Led by the most successful company in the history of American commerce, Silicon Valley technology firms have become increasingly attuned to the demands of Wall Street, churning out profits at a record pace and sending a fire hose of cash back to investors.
With the 30th annual SV150, the San Jose Mercury News’ ranking of the largest companies in Silicon Valley by revenue, it’s clear that Wall Street depends on Silicon Valley tech companies like never before. In 1985, only six companies in the SV150 also had residence in the Standard & Poor’s 500 index. Now, 30 companies are shared between the two, information technology is the S&P’s biggest sector, and Apple has joined the Dow Jones industrial average for the first time.
Overall, the SV150 produced a profit margin of 16.4 percent amid record sales and profits, but the $134.4 billion that companies pushed back to investors through dividends and stock repurchases was even greater than the profits of nearly $128 billion.

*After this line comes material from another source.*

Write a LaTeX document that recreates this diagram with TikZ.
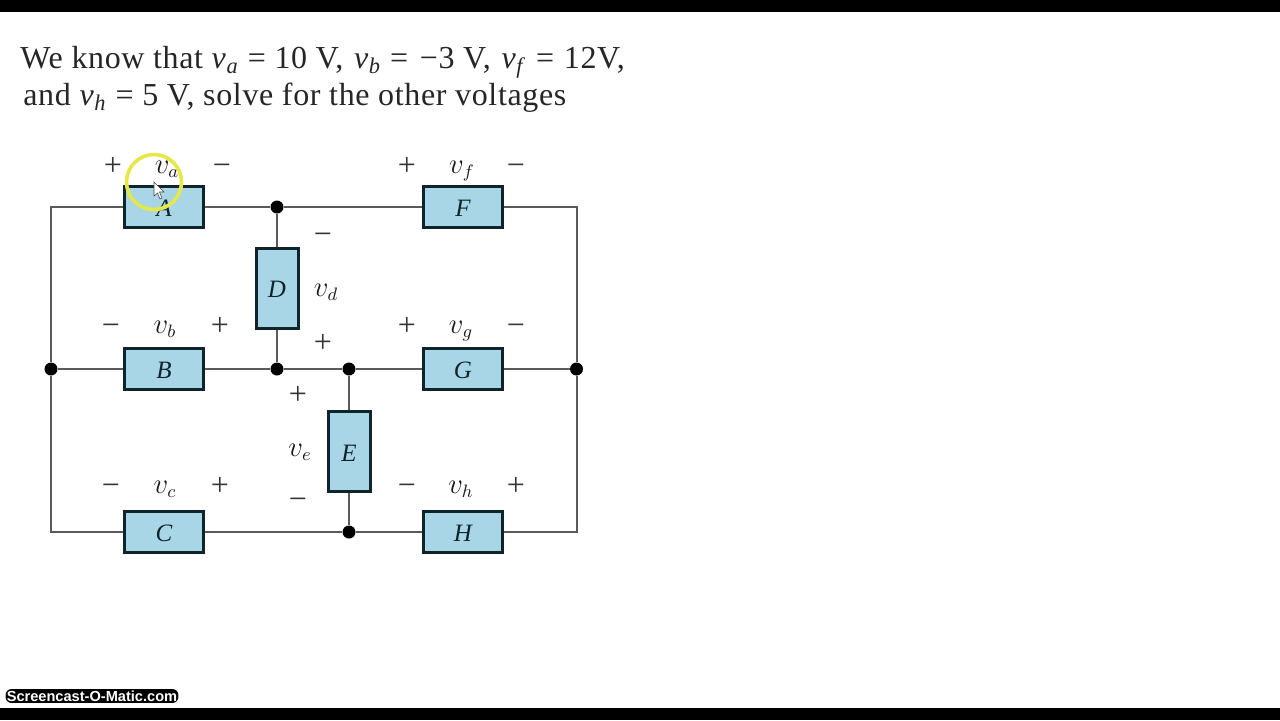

“There’s been a change in the valley over the last five to 10 years,” said Nick Donatiello, who teaches at Stanford’s Graduate School of Business. Fast-growing tech companies once shunned paying dividends, which are traditionally associated with mature industries such as utilities and tobacco. “There was a stigma associated with it.”
Apple, which ended 2014 just short of becoming the first Silicon Valley firm to hit $200 billion in sales in a year, has led the way, spending $11.2 billion on dividends last year, as well as $45 billion — slightly more than its record profits — on stock repurchases, which Wall Street also likes because when a company buys its own shares, it “retires” them, making the remaining shares more valuable.
With the massive cash coming in from selling iPhones and other gadgets, Apple doesn’t have to scrimp elsewhere. However, the company increased research and development by 38 percent, its workforce by 15 percent and tax withholdings by 20 percent. And it continues to grow at a phenomenal rate.
After emerging from the recession, maturing tech companies have grown less anxious about having cash on their balance sheet in order to weather future storms, and more inclined to give back money to shareholders. Of the 35 big Bay Area tech companies on the SV150 that pay regular dividends, 10 of them only began doing so last year.
Wall Street, in turn, has become more forward-thinking about the tech universe’s quirks.
“You’ve seen Wall Street start to better understand Silicon Valley,” said Robert Peck, an analyst for SunTrust Robinson Huntley. “When Google bought YouTube for $1.6 billion, Wall Street’s initial reaction was that it was a terrible deal. That ended up being one of the best buys of all time.”
Even Google, which has long resisted paying dividends in favor of putting money into future research, signaled a possible shift earlier this year during an earnings call and with its hiring of Wall Street executive Ruth Porat as its incoming chief financial officer. Yahoo CEO Marissa Mayer has repeatedly called her company not just a tech innovator but a good “steward of capital,” spinning off its huge stake in Chinese e-commerce company Alibaba back to investors.
“There’s generally more discipline,” Donatiello said. “Dividends are no longer seen as inconsistent with growth, and activist investors are working hard to encourage that discipline and exploit situations where they feel discipline isn’t present, sometimes correctly and sometimes not so correctly.”
Unlike Apple, though, other companies may have to choose between rewarding investors or spending cash on the types of investments — research and development, workers, acquisitions — that tend to lead to growth in future sales.
For example, Juniper Networks established a dividend in 2014 and increased stock repurchases nearly 300 percent, pushing more than $2.3 billion to investors amid an activist investor push. Meanwhile, the Sunnyvale company slashed its workforce by 7 percent, chopped 4 percent off research and development and reduced capital expenditures by 16 percent as sales dropped and annual profits turned to a loss.
The SV150 has always held a mix of waning giants, fast-growing upstarts, steadily chugging legacy firms and volatile newcomers, but together they have grown into a mature tech economy circling San Francisco Bay.
And the region’s dominance and its allure to distant Wall Street shows no signs of abating, even as the spreading of technology and the lowering of costs has helped tech companies proliferate elsewhere.
“It’s not geography, it’s an ecosystem that exists in Silicon Valley that encourages, supports, allows for all this to happen,” Donatiello said. “That’s pretty darn special. More than special, at the moment it’s unique on a global scale.”